:: Dataset records ::
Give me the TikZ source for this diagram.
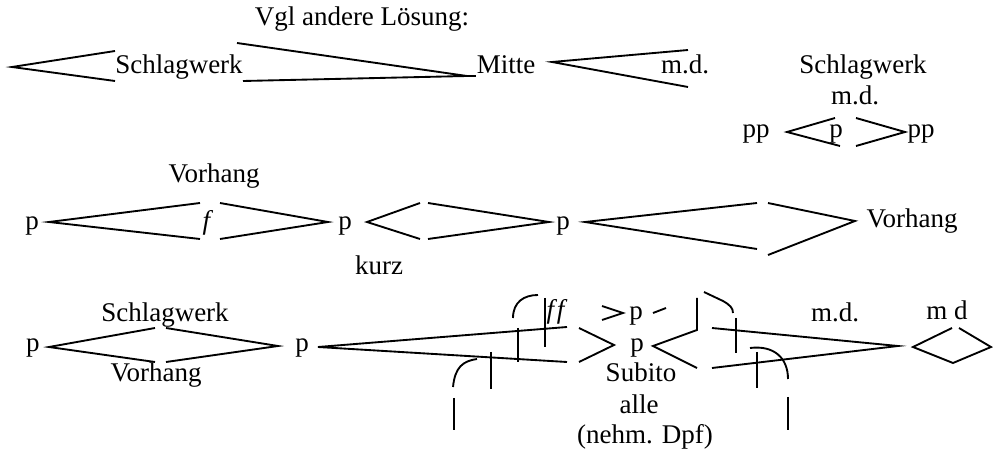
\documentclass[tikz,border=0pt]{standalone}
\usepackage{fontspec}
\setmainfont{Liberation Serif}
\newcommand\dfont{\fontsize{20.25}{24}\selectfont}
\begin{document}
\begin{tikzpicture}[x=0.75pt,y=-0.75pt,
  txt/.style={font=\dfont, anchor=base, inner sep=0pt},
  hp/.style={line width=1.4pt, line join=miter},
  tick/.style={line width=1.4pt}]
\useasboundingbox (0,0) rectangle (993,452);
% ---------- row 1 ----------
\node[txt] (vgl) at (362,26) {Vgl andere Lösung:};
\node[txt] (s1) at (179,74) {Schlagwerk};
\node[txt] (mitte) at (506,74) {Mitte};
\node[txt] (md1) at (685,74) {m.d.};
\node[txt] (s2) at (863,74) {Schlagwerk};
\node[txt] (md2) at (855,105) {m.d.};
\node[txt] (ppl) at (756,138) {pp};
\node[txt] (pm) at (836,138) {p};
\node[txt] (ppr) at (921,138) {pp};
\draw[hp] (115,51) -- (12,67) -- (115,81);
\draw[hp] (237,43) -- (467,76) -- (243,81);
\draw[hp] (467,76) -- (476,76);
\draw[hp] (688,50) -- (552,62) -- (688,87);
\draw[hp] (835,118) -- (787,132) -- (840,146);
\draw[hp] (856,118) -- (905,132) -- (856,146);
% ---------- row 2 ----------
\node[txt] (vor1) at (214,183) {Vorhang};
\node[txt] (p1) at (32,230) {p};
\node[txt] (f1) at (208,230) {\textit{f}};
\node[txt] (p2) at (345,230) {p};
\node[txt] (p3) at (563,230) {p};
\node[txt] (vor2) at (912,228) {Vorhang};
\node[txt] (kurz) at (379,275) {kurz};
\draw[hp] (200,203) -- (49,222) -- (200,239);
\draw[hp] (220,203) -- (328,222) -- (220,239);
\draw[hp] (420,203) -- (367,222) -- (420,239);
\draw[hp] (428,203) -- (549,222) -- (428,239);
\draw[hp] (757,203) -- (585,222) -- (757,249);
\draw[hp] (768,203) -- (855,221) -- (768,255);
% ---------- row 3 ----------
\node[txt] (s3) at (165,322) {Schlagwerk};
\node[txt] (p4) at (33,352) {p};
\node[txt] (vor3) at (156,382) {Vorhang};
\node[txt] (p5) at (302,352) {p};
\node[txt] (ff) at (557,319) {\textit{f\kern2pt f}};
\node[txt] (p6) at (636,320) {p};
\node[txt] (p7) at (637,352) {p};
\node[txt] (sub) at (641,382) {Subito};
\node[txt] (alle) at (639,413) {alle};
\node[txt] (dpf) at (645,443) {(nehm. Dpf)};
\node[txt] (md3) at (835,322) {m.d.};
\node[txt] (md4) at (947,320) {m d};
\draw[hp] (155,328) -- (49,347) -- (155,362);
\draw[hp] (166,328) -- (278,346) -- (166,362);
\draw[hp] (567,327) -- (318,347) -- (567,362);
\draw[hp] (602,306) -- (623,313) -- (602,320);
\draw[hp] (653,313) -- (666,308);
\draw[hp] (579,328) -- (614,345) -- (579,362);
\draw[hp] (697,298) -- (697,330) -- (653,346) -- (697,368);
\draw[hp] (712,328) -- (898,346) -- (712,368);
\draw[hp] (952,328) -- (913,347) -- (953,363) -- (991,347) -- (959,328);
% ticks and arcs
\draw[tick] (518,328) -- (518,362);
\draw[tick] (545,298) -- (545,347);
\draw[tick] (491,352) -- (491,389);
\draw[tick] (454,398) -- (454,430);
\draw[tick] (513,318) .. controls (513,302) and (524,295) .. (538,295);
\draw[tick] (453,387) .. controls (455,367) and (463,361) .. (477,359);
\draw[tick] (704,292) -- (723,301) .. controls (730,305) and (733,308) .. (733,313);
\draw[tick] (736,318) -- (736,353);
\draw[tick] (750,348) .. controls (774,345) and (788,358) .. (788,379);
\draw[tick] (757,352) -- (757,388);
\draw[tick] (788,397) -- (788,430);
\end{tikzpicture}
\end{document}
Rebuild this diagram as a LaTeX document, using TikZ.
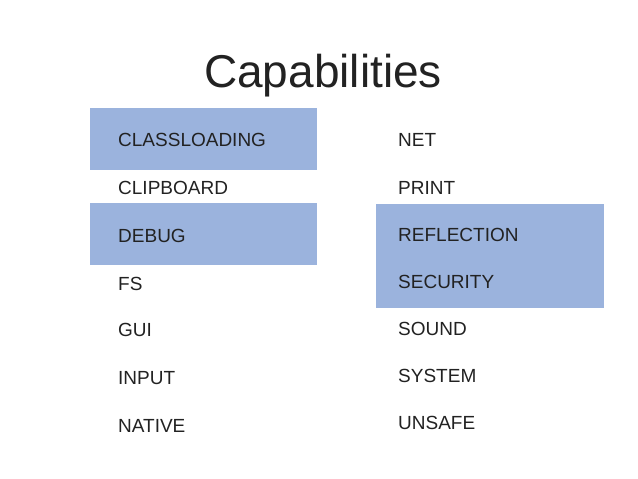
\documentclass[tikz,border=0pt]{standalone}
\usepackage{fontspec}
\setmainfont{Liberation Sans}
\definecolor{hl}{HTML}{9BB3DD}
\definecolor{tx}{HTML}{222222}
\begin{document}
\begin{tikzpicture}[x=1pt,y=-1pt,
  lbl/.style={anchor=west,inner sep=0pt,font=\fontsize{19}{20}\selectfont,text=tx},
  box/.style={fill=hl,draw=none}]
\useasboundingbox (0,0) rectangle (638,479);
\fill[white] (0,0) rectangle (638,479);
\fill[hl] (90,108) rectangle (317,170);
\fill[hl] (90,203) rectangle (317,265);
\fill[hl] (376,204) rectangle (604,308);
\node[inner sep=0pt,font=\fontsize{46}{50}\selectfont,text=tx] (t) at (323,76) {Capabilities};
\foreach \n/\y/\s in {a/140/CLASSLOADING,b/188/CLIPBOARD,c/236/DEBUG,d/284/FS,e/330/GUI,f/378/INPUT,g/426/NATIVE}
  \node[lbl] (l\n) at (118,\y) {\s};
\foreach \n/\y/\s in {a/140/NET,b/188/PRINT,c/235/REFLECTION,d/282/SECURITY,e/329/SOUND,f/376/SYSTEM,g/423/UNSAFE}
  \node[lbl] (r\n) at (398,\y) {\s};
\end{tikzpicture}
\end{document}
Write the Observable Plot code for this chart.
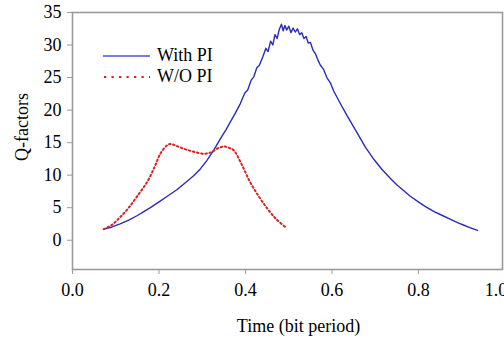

:: Goal of the exercise ::
Copy out all the records exactly, excluding pictures.

:: Written reply ::
Give me the TikZ source for this diagram.
\documentclass[tikz,border=0pt]{standalone}
\usepackage{fontspec}
\setmainfont{Liberation Serif}
\newcommand\dfont{\fontsize{20.25}{24}\selectfont}
\begin{document}
\begin{tikzpicture}[x=0.75pt,y=-0.75pt,
  txt/.style={font=\dfont, anchor=base, inner sep=0pt},
  hp/.style={line width=1.4pt, line join=miter},
  tick/.style={line width=1.4pt}]
\useasboundingbox (0,0) rectangle (993,452);
% ---------- row 1 ----------
\node[txt] (vgl) at (362,26) {Vgl andere Lösung:};
\node[txt] (s1) at (179,74) {Schlagwerk};
\node[txt] (mitte) at (506,74) {Mitte};
\node[txt] (md1) at (685,74) {m.d.};
\node[txt] (s2) at (863,74) {Schlagwerk};
\node[txt] (md2) at (855,105) {m.d.};
\node[txt] (ppl) at (756,138) {pp};
\node[txt] (pm) at (836,138) {p};
\node[txt] (ppr) at (921,138) {pp};
\draw[hp] (115,51) -- (12,67) -- (115,81);
\draw[hp] (237,43) -- (467,76) -- (243,81);
\draw[hp] (467,76) -- (476,76);
\draw[hp] (688,50) -- (552,62) -- (688,87);
\draw[hp] (835,118) -- (787,132) -- (840,146);
\draw[hp] (856,118) -- (905,132) -- (856,146);
% ---------- row 2 ----------
\node[txt] (vor1) at (214,183) {Vorhang};
\node[txt] (p1) at (32,230) {p};
\node[txt] (f1) at (208,230) {\textit{f}};
\node[txt] (p2) at (345,230) {p};
\node[txt] (p3) at (563,230) {p};
\node[txt] (vor2) at (912,228) {Vorhang};
\node[txt] (kurz) at (379,275) {kurz};
\draw[hp] (200,203) -- (49,222) -- (200,239);
\draw[hp] (220,203) -- (328,222) -- (220,239);
\draw[hp] (420,203) -- (367,222) -- (420,239);
\draw[hp] (428,203) -- (549,222) -- (428,239);
\draw[hp] (757,203) -- (585,222) -- (757,249);
\draw[hp] (768,203) -- (855,221) -- (768,255);
% ---------- row 3 ----------
\node[txt] (s3) at (165,322) {Schlagwerk};
\node[txt] (p4) at (33,352) {p};
\node[txt] (vor3) at (156,382) {Vorhang};
\node[txt] (p5) at (302,352) {p};
\node[txt] (ff) at (557,319) {\textit{f\kern2pt f}};
\node[txt] (p6) at (636,320) {p};
\node[txt] (p7) at (637,352) {p};
\node[txt] (sub) at (641,382) {Subito};
\node[txt] (alle) at (639,413) {alle};
\node[txt] (dpf) at (645,443) {(nehm. Dpf)};
\node[txt] (md3) at (835,322) {m.d.};
\node[txt] (md4) at (947,320) {m d};
\draw[hp] (155,328) -- (49,347) -- (155,362);
\draw[hp] (166,328) -- (278,346) -- (166,362);
\draw[hp] (567,327) -- (318,347) -- (567,362);
\draw[hp] (602,306) -- (623,313) -- (602,320);
\draw[hp] (653,313) -- (666,308);
\draw[hp] (579,328) -- (614,345) -- (579,362);
\draw[hp] (697,298) -- (697,330) -- (653,346) -- (697,368);
\draw[hp] (712,328) -- (898,346) -- (712,368);
\draw[hp] (952,328) -- (913,347) -- (953,363) -- (991,347) -- (959,328);
% ticks and arcs
\draw[tick] (518,328) -- (518,362);
\draw[tick] (545,298) -- (545,347);
\draw[tick] (491,352) -- (491,389);
\draw[tick] (454,398) -- (454,430);
\draw[tick] (513,318) .. controls (513,302) and (524,295) .. (538,295);
\draw[tick] (453,387) .. controls (455,367) and (463,361) .. (477,359);
\draw[tick] (704,292) -- (723,301) .. controls (730,305) and (733,308) .. (733,313);
\draw[tick] (736,318) -- (736,353);
\draw[tick] (750,348) .. controls (774,345) and (788,358) .. (788,379);
\draw[tick] (757,352) -- (757,388);
\draw[tick] (788,397) -- (788,430);
\end{tikzpicture}
\end{document}
Rebuild this diagram as a LaTeX document, using TikZ.
\documentclass[tikz,border=0pt]{standalone}
\usepackage{fontspec}
\setmainfont{Liberation Sans}
\definecolor{hl}{HTML}{9BB3DD}
\definecolor{tx}{HTML}{222222}
\begin{document}
\begin{tikzpicture}[x=1pt,y=-1pt,
  lbl/.style={anchor=west,inner sep=0pt,font=\fontsize{19}{20}\selectfont,text=tx},
  box/.style={fill=hl,draw=none}]
\useasboundingbox (0,0) rectangle (638,479);
\fill[white] (0,0) rectangle (638,479);
\fill[hl] (90,108) rectangle (317,170);
\fill[hl] (90,203) rectangle (317,265);
\fill[hl] (376,204) rectangle (604,308);
\node[inner sep=0pt,font=\fontsize{46}{50}\selectfont,text=tx] (t) at (323,76) {Capabilities};
\foreach \n/\y/\s in {a/140/CLASSLOADING,b/188/CLIPBOARD,c/236/DEBUG,d/284/FS,e/330/GUI,f/378/INPUT,g/426/NATIVE}
  \node[lbl] (l\n) at (118,\y) {\s};
\foreach \n/\y/\s in {a/140/NET,b/188/PRINT,c/235/REFLECTION,d/282/SECURITY,e/329/SOUND,f/376/SYSTEM,g/423/UNSAFE}
  \node[lbl] (r\n) at (398,\y) {\s};
\end{tikzpicture}
\end{document}
Write the Observable Plot code for this chart.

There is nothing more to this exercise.